The input:
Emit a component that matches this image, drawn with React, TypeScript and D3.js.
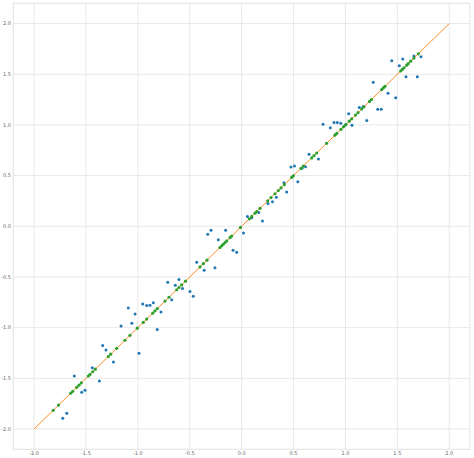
import React from "react";
import * as d3 from "d3";

const W = 474;
const H = 458;

const tickValues = [-2.0, -1.5, -1.0, -0.5, 0.0, 0.5, 1.0, 1.5, 2.0];
const tickLabels = ["-2.0", "-1.5", "-1.0", "-0.5", "0.0", "0.5", "1.0", "1.5", "2.0"];

const lineX = [-2.0, 2.0];
const lineY = [-2.0, 2.0];

const blueX = [
  -1.723, -1.685, -1.612, -1.541, -1.509, -1.439, -1.371, -1.339, -1.307, -1.235,
  -1.162, -1.092, -1.058, -1.027, -0.989, -0.953, -0.915, -0.883, -0.851, -0.813,
  -0.777, -0.712, -0.674, -0.639, -0.604, -0.570, -0.498, -0.466, -0.433, -0.361,
  -0.327, -0.295, -0.257, -0.225, -0.154, -0.083, -0.048, 0.018, 0.056, 0.097,
  0.165, 0.201, 0.254, 0.297, 0.334, 0.408, 0.434, 0.475, 0.509, 0.541,
  0.581, 0.615, 0.649, 0.740, 0.784, 0.854, 0.890, 0.921, 0.955, 0.996,
  1.031, 1.063, 1.133, 1.169, 1.205, 1.268, 1.311, 1.345, 1.410, 1.484,
  1.446, 1.519, 1.552, 1.583, 1.660, 1.692, 1.728,
];
const blueY = [
  -1.894, -1.845, -1.477, -1.638, -1.618, -1.395, -1.526, -1.176, -1.220, -1.339,
  -0.984, -0.806, -0.957, -0.865, -1.252, -0.767, -0.781, -0.779, -0.754, -1.018,
  -0.845, -0.551, -0.724, -0.582, -0.525, -0.614, -0.643, -0.690, -0.354, -0.433,
  -0.079, -0.038, -0.409, -0.133, -0.039, -0.236, -0.257, -0.066, 0.097, 0.085,
  0.136, 0.052, 0.225, 0.243, 0.286, 0.430, 0.338, 0.585, 0.595, 0.440,
  0.572, 0.588, 0.711, 0.664, 1.006, 0.973, 1.024, 1.024, 1.016, 0.996,
  1.110, 0.996, 1.172, 1.180, 1.044, 1.422, 1.154, 1.154, 1.312, 1.269,
  1.634, 1.584, 1.651, 1.476, 1.680, 1.476, 1.673,
];

const greenX = [
  -1.815, -1.764, -1.647, -1.628, -1.589, -1.567, -1.545, -1.477, -1.461, -1.435,
  -1.410, -1.285, -1.262, -1.204, -1.124, -1.076, -1.005, -0.948, -0.915, -0.857,
  -0.835, -0.813, -0.738, -0.700, -0.626, -0.604, -0.578, -0.541, -0.401, -0.369,
  -0.334, -0.209, -0.192, -0.177, -0.160, -0.144, -0.112, -0.096, -0.011, 0.074,
  0.097, 0.129, 0.145, 0.177, 0.251, 0.283, 0.321, 0.353, 0.379, 0.411,
  0.482, 0.498, 0.572, 0.594, 0.675, 0.697, 0.723, 0.819, 0.899, 0.916,
  0.957, 0.981, 1.005, 1.037, 1.060, 1.097, 1.121, 1.157, 1.179, 1.232,
  1.251, 1.349, 1.365, 1.381, 1.532, 1.548, 1.564, 1.590, 1.605, 1.629,
  1.660, 1.702,
];
const greenY = [
  -1.815, -1.764, -1.647, -1.628, -1.589, -1.567, -1.545, -1.477, -1.461, -1.435,
  -1.410, -1.285, -1.262, -1.204, -1.124, -1.076, -1.005, -0.948, -0.915, -0.857,
  -0.835, -0.813, -0.738, -0.700, -0.626, -0.604, -0.578, -0.541, -0.401, -0.369,
  -0.334, -0.209, -0.192, -0.177, -0.160, -0.144, -0.112, -0.096, -0.011, 0.074,
  0.097, 0.129, 0.145, 0.177, 0.251, 0.283, 0.321, 0.353, 0.379, 0.411,
  0.482, 0.498, 0.572, 0.594, 0.675, 0.697, 0.723, 0.819, 0.899, 0.916,
  0.957, 0.981, 1.005, 1.037, 1.060, 1.097, 1.121, 1.157, 1.179, 1.232,
  1.251, 1.349, 1.365, 1.381, 1.532, 1.548, 1.564, 1.590, 1.605, 1.629,
  1.660, 1.702,
];

const plot = { left: 13.3, right: 470, top: 3.3, bottom: 449.3 };

export default function App() {
  const x = d3.scaleLinear().domain([-2.2, 2.2]).range([plot.left, plot.right]);
  const y = d3.scaleLinear().domain([-2.2, 2.2]).range([plot.bottom, plot.top]);
  const line = d3
    .line<number>()
    .x((_, i) => x(lineX[i]))
    .y((_, i) => y(lineY[i]));
  const font = "'DejaVu Sans', sans-serif";
  return (
    <svg
      width={W}
      height={H}
      style={{ position: "absolute", left: 0, top: 0, background: "#fff" }}
    >
      <rect x={0} y={0} width={W} height={H} fill="#fff" />
      {tickValues.map((t) => (
        <g key={"g" + t}>
          <line x1={x(t)} x2={x(t)} y1={plot.top} y2={plot.bottom} stroke="#e8e8e8" strokeWidth={1} />
          <line x1={plot.left} x2={plot.right} y1={y(t)} y2={y(t)} stroke="#e8e8e8" strokeWidth={1} />
        </g>
      ))}
      <rect
        x={plot.left}
        y={plot.top}
        width={plot.right - plot.left}
        height={plot.bottom - plot.top}
        fill="none"
        stroke="#e2e2e2"
        strokeWidth={1}
      />
      {tickValues.map((t, i) => (
        <text
          key={"xl" + t}
          x={x(t)}
          y={455}
          fontSize={5}
          fontFamily={font}
          fill="#666"
          textAnchor="middle"
        >
          {tickLabels[i]}
        </text>
      ))}
      {tickValues.map((t, i) => (
        <text
          key={"yl" + t}
          x={11}
          y={y(t) + 1.8}
          fontSize={5}
          fontFamily={font}
          fill="#666"
          textAnchor="end"
        >
          {tickLabels[i]}
        </text>
      ))}
      {blueX.map((v, i) => (
        <circle key={"b" + i} cx={x(v)} cy={y(blueY[i])} r={1.5} fill="#1f77b4" />
      ))}
      <path d={line(lineX) || ""} fill="none" stroke="#ff7f0e" strokeWidth={0.9} />
      {greenX.map((v, i) => (
        <circle key={"gr" + i} cx={x(v)} cy={y(greenY[i])} r={1.6} fill="#2ca02c" />
      ))}
    </svg>
  );
}
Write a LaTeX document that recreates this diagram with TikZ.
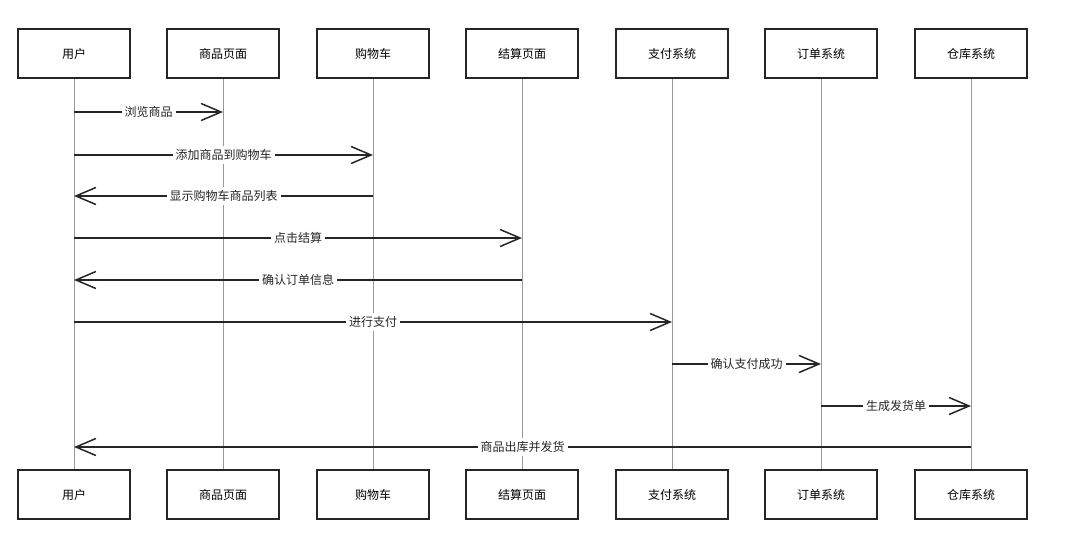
\documentclass[tikz,border=0pt]{standalone}
\usepackage{fontspec}
\setmainfont{Noto Sans CJK SC}
\usetikzlibrary{arrows.meta}
\begin{document}
\begin{tikzpicture}[x=1pt,y=-1pt,
  actor/.style={draw=black!85,line width=1.2pt,minimum width=112pt,minimum height=49pt,inner sep=0pt,font=\fontsize{12}{14}\selectfont,fill=white},
  life/.style={draw=black!40,line width=0.8pt},
  msg/.style={draw=black!85,line width=1.5pt,-{Straight Barb[length=20pt,width=17pt,line width=1.5pt]}},
  lbl/.style={fill=white,inner sep=3pt,font=\fontsize{12}{14}\selectfont,text=black!85}]
\useasboundingbox (0,0) rectangle (1080,536);
\foreach \n/\x/\t in {u/74/用户,p/223/商品页面,c/373/购物车,s/522/结算页面,z/672/支付系统,o/821/订单系统,w/971/仓库系统}{
  \node[actor] (\n t) at (\x,53.5) {\t};
  \node[actor] (\n b) at (\x,494.5) {\t};
  \draw[life] (\n t.south) -- (\n b.north);
}
\foreach \a/\b/\y/\t in {u/p/112/浏览商品,u/c/155/添加商品到购物车,c/u/196/显示购物车商品列表,u/s/238/点击结算,s/u/280/确认订单信息,u/z/322/进行支付,z/o/364/确认支付成功,o/w/406/生成发货单,w/u/447/商品出库并发货}{
  \coordinate (A) at (\a t.south |- 0,\y);
  \coordinate (B) at (\b t.south |- 0,\y);
  \draw[msg] (A) -- node[lbl] {\t} (B);
}
\end{tikzpicture}
\end{document}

Work instructions:
Search the data for the string "this". List each line that has it.

The completed task:
Emit a component that matches this image, drawn with React, TypeScript and D3.js.
Write a LaTeX document that recreates this diagram with TikZ.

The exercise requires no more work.